Task brief -> Keep every line where the word "with" appears; drop the rest.

===

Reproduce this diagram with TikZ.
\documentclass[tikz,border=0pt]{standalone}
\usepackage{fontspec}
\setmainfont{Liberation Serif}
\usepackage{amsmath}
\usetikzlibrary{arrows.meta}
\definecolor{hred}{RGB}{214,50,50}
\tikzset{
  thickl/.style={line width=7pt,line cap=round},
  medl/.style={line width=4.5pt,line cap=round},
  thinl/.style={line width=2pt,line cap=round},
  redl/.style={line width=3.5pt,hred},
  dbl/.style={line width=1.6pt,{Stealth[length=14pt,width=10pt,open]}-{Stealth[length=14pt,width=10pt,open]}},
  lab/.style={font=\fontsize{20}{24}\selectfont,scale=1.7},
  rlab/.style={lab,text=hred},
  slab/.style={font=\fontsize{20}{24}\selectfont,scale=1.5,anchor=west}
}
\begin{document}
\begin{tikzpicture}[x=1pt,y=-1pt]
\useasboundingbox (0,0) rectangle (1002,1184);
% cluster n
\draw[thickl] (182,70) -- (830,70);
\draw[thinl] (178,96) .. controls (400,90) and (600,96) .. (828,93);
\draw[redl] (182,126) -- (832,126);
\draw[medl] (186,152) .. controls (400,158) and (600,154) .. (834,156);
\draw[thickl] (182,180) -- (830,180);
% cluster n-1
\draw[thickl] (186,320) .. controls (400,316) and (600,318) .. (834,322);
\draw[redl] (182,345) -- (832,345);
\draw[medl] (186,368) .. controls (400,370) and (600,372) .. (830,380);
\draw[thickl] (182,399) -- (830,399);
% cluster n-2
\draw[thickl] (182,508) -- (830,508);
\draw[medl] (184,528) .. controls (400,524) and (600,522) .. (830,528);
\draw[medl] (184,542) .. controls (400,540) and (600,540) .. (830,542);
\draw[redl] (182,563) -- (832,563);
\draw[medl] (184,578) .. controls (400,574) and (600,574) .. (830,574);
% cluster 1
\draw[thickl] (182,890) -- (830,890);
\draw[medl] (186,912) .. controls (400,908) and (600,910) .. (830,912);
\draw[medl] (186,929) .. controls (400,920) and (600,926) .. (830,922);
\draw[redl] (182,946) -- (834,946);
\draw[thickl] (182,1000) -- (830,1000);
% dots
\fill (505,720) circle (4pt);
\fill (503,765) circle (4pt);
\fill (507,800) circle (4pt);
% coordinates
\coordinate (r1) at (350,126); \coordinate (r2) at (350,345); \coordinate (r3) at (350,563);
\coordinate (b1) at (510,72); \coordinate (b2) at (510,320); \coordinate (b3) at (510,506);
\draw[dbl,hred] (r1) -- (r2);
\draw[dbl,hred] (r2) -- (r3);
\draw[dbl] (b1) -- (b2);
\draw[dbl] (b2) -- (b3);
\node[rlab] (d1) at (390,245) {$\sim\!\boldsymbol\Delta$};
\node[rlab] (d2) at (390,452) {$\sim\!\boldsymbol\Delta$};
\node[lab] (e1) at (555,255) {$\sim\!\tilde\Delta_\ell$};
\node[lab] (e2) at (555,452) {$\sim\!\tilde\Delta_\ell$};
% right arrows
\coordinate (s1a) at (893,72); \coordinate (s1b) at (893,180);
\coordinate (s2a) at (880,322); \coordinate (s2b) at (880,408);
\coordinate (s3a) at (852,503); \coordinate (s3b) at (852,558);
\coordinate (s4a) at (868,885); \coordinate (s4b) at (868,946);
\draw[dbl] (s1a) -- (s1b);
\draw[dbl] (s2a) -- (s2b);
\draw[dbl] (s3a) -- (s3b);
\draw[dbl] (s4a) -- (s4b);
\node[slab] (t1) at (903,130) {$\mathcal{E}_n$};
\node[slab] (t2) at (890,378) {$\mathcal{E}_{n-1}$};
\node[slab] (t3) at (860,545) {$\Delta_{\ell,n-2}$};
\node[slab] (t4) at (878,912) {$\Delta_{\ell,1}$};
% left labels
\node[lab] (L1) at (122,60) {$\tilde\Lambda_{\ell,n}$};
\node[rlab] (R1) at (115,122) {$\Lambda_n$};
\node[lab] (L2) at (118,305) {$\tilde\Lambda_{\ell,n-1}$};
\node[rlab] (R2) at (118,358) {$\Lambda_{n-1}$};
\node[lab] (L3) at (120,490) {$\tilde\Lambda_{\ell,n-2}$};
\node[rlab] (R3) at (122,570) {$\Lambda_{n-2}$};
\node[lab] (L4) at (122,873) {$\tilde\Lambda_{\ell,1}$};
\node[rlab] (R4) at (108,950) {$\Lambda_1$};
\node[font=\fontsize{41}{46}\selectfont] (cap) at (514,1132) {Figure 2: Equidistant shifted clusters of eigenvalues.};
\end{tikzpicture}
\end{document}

===

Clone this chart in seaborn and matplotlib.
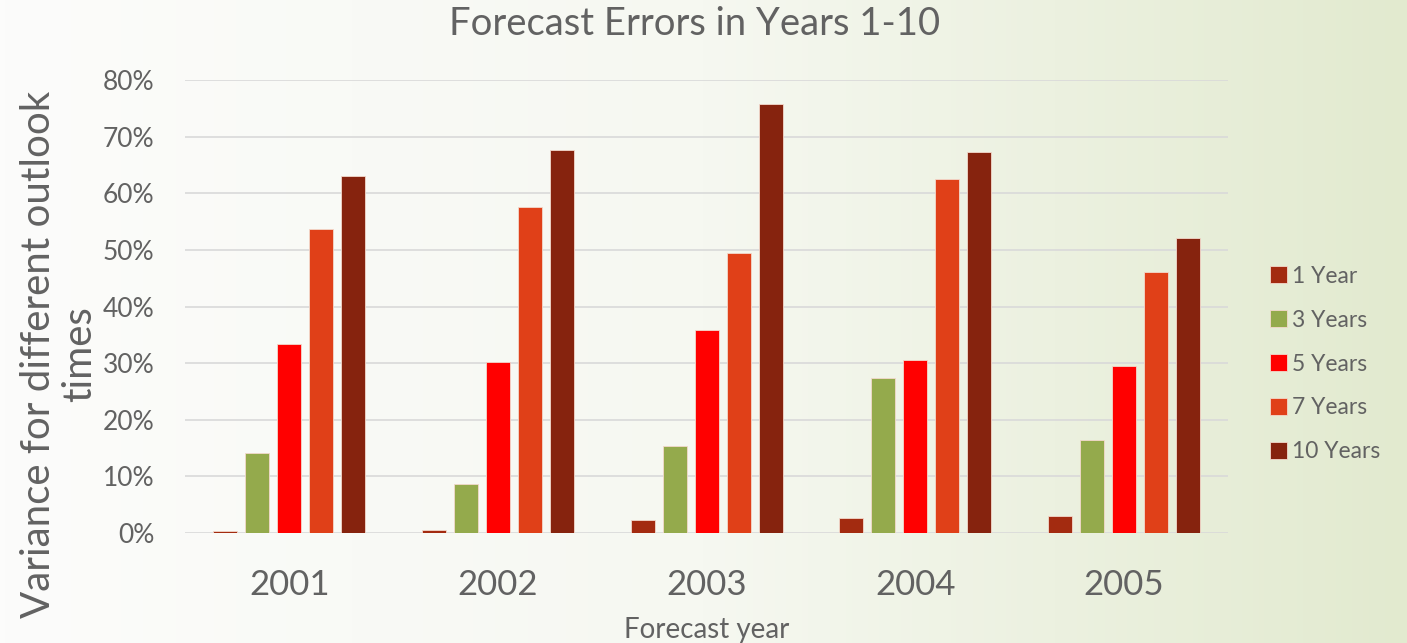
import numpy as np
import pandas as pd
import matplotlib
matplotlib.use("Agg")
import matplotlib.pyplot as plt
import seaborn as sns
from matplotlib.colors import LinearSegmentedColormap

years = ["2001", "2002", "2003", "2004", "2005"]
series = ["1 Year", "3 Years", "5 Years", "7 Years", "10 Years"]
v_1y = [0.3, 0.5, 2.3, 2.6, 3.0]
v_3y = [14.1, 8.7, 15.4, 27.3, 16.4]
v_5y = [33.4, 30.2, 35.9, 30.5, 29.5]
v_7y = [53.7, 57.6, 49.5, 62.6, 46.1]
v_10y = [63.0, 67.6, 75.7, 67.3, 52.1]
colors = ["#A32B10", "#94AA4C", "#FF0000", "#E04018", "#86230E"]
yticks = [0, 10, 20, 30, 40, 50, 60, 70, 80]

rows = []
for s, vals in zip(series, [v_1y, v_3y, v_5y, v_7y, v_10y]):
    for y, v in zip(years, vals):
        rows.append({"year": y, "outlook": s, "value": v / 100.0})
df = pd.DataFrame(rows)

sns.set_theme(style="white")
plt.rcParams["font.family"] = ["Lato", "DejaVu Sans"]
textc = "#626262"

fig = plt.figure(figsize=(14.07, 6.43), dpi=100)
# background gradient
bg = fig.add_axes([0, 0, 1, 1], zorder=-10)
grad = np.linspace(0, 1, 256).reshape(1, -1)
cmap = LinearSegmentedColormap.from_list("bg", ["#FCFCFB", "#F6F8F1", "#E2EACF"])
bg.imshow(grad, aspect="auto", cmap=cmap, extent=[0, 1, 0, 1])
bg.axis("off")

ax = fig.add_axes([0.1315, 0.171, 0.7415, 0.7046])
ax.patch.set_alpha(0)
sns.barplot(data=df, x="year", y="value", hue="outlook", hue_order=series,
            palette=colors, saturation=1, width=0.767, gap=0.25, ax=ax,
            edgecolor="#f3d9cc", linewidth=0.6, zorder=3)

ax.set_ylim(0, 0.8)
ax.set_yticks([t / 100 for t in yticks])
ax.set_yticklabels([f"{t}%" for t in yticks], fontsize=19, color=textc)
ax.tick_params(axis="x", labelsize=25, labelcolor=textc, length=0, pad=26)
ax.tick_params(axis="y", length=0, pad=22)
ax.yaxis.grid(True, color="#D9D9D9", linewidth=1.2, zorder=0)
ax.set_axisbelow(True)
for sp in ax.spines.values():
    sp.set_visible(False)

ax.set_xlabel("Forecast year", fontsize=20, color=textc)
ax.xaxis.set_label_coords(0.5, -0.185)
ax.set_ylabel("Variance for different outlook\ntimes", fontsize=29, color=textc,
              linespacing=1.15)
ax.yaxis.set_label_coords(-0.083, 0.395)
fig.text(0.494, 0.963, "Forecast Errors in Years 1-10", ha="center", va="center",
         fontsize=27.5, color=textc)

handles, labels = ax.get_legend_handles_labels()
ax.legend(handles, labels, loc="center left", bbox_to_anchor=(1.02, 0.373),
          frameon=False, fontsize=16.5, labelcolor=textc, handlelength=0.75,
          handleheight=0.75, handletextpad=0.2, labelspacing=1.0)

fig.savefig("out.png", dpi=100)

===

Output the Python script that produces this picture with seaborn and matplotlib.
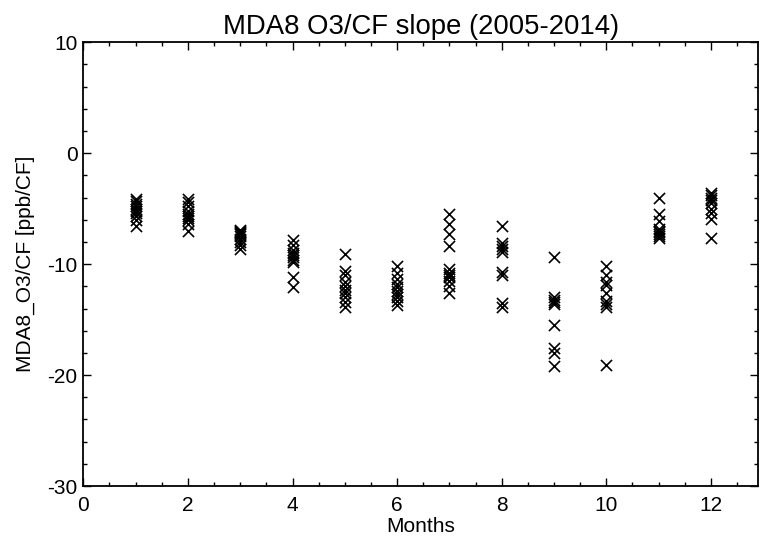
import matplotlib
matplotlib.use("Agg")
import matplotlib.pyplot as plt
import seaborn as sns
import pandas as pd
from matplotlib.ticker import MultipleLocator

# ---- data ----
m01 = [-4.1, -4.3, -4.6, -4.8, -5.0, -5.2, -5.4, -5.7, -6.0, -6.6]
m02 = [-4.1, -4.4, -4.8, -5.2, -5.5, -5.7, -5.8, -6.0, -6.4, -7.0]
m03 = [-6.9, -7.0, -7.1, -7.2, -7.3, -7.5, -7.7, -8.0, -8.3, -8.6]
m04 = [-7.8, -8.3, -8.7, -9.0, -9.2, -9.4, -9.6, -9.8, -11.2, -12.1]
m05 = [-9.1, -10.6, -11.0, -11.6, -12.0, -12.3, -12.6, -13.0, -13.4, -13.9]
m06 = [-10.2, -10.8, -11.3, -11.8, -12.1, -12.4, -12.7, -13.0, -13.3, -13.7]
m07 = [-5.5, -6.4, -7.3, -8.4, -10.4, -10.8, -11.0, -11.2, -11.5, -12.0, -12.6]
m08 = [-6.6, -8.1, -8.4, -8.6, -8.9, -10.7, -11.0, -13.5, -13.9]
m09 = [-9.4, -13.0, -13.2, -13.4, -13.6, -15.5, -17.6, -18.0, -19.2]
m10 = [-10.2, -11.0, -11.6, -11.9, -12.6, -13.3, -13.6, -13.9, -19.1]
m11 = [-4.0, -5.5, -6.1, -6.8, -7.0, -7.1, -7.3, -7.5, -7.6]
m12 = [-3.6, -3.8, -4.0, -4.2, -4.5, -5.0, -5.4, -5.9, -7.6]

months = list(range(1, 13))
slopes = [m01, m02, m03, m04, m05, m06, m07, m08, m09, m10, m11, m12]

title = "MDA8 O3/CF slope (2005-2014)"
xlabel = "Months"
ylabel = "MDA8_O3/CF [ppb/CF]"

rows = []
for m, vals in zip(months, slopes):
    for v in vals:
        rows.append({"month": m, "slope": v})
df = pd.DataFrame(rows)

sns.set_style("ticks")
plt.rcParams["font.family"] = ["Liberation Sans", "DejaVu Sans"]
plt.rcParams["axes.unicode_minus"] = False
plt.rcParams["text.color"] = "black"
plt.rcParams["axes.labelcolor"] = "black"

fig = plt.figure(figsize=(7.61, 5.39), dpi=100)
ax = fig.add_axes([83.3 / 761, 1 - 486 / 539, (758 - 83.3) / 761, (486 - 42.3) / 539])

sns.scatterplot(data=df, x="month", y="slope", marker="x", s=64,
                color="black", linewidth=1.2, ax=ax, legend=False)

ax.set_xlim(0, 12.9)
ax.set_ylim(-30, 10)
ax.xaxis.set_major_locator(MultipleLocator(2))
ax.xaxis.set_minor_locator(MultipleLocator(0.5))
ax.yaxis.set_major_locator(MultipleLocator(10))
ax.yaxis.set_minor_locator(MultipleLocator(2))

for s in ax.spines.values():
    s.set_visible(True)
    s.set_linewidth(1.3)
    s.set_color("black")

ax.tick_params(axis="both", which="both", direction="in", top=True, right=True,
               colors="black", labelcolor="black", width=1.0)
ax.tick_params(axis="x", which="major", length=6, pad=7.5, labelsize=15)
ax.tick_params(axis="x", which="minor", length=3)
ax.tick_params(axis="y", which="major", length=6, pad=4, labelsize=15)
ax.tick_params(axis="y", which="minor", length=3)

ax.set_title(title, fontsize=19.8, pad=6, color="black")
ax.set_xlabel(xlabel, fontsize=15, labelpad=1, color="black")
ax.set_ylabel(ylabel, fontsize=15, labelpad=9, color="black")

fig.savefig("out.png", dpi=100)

===

Written answer ->
Reproduce this diagram with TikZ.
Output the Python script that produces this picture with seaborn and matplotlib.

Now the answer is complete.